Bankrate: Did receiving awards for the show make a difference? Did it give you any cache?
Cybill Shepherd: Yes. I'm actually working a lot now. But as a producer, this was really my strongest thing that I have ever done. So when it wasn't available and disappeared, it was almost like I had disappeared. It was really a crisis. I was really in a financial and personal crisis.
Bankrate: You say you're working a lot now -- what are you doing?
Cybill Shepherd: Well, I'm guest-starring on "Psych" on the USA Network, "The L-Word" on Showtime and "Samantha Who?" I'm preparing to do my third low-budget feature film in three months. Suddenly, I'm doing all these movies. But there were times, I'd go and read for a part and they said they weren't looking for a Cybill type. I even wore a brown wig with no makeup to read for a part and still didn't get it.
Bankrate: When you were a little girl back in Tennessee, who inspired you to believe in yourself? What did they say that is probably still very real to you today?
Cybill Shepherd: I was very encouraged by my grandparents and my parents to do two things that would be very, very important for me. One was to sing. We always sang around the table. They forced me to try out for the church choir. The other thing was to be athletic. My mother and father coached me. My father taught me how to throw a football, receive a football and kick a football in the front yard. And if you go back and think about when that was, that was very rare. So I have this physical confidence. And we have found that young women particularly benefit ... all kids do, but particularly women to get that physicality, to feel not so much to measure your thighs, but what you can do with your body. And then I was always told that "beauty is as beauty does."

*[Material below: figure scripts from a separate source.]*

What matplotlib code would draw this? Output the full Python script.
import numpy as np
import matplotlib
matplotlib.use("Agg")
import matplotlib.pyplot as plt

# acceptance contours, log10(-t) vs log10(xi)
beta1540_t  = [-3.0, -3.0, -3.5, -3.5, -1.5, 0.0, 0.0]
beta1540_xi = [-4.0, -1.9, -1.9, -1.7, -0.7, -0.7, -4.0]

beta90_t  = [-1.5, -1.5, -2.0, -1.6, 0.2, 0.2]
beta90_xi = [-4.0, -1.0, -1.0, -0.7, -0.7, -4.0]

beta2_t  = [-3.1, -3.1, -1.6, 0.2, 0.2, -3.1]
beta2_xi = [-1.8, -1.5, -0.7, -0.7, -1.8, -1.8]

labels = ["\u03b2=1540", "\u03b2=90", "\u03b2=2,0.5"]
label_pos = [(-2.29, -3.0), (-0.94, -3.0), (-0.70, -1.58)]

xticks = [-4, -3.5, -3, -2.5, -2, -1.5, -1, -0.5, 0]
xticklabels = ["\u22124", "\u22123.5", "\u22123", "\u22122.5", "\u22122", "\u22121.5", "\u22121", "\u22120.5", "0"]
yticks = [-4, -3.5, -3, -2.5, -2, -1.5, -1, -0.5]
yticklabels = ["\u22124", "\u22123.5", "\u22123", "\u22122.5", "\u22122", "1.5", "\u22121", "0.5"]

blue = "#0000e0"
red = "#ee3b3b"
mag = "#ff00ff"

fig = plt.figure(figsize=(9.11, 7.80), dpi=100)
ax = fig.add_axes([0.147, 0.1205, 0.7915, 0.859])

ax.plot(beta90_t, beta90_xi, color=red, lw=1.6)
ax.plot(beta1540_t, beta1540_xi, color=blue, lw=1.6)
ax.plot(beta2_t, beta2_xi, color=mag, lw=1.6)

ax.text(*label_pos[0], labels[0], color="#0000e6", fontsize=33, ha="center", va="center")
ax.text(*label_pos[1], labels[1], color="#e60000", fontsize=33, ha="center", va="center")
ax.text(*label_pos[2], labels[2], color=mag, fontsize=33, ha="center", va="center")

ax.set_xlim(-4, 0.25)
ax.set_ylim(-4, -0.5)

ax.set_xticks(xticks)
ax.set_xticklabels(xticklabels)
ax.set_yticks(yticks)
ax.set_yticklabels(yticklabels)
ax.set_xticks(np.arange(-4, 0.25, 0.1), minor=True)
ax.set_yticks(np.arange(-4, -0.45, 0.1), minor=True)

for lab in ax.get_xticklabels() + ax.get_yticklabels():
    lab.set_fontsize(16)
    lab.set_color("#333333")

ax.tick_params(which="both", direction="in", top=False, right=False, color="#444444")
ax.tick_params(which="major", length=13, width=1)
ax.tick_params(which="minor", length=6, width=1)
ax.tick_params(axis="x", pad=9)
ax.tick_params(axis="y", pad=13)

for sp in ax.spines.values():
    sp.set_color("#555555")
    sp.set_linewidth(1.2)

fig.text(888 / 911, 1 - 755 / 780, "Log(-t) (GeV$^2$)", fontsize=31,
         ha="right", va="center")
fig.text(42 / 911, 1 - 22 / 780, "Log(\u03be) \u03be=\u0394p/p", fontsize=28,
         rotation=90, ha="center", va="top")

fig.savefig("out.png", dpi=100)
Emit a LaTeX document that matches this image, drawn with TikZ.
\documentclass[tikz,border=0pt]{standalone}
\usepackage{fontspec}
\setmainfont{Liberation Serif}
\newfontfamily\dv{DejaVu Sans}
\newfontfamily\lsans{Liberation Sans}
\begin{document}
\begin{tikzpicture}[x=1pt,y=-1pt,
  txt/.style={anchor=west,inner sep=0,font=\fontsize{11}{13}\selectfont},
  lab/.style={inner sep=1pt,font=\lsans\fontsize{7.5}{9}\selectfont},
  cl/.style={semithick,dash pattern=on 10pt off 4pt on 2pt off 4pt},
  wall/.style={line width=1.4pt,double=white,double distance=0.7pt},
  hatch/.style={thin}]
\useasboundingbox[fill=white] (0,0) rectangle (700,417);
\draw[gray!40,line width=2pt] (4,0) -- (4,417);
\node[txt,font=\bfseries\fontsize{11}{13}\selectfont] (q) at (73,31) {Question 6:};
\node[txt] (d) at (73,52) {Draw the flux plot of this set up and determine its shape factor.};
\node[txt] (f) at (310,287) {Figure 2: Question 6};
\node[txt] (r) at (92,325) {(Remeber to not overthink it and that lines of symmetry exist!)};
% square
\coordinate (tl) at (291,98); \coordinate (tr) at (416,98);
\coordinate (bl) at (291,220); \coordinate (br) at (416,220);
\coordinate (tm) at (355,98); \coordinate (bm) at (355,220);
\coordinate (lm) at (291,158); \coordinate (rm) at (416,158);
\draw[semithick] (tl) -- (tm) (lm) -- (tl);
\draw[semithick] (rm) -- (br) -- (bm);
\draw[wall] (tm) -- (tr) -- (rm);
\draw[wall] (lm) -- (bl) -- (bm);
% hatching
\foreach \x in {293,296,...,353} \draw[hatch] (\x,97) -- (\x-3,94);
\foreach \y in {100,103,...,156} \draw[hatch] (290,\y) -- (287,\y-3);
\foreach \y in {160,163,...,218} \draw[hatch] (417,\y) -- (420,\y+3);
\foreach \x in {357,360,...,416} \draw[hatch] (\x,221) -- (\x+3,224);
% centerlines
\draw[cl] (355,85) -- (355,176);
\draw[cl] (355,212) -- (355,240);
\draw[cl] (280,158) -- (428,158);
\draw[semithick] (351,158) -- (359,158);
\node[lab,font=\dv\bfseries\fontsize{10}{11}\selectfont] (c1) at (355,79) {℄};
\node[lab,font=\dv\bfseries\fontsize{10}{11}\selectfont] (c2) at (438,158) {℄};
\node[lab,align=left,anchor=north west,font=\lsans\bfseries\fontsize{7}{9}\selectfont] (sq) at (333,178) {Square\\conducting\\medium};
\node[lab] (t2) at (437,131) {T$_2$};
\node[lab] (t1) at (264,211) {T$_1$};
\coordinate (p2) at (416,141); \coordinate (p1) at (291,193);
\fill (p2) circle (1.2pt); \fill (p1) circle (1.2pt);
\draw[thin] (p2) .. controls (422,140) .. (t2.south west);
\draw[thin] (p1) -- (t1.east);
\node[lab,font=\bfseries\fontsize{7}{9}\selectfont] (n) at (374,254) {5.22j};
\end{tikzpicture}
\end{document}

Bankrate: What's your take on looking at the climate of television in the late '90s compared to TV now? Has it changed for women? Is there more of an acceptance for them to own their own space in a way?
Cybill Shepherd: Well, we're certainly coming back … women over 40 with Glenn Close, Holly Hunter, Sally Field. There was a period when the "Cybill" show ended in 1998 where we vanished. It was like the Bermuda Triangle for women in television. For a long time, there wasn't a show with a woman in her 40s or 50s at the center of a show. I don't know when that started to change. We all went off the air -- like six shows that went off the air at the same time…."Grace Under Fire," "Murder She Wrote," "Roseanne," "Cybill," "Dr. Quinn, Medicine Woman," "Murphy Brown."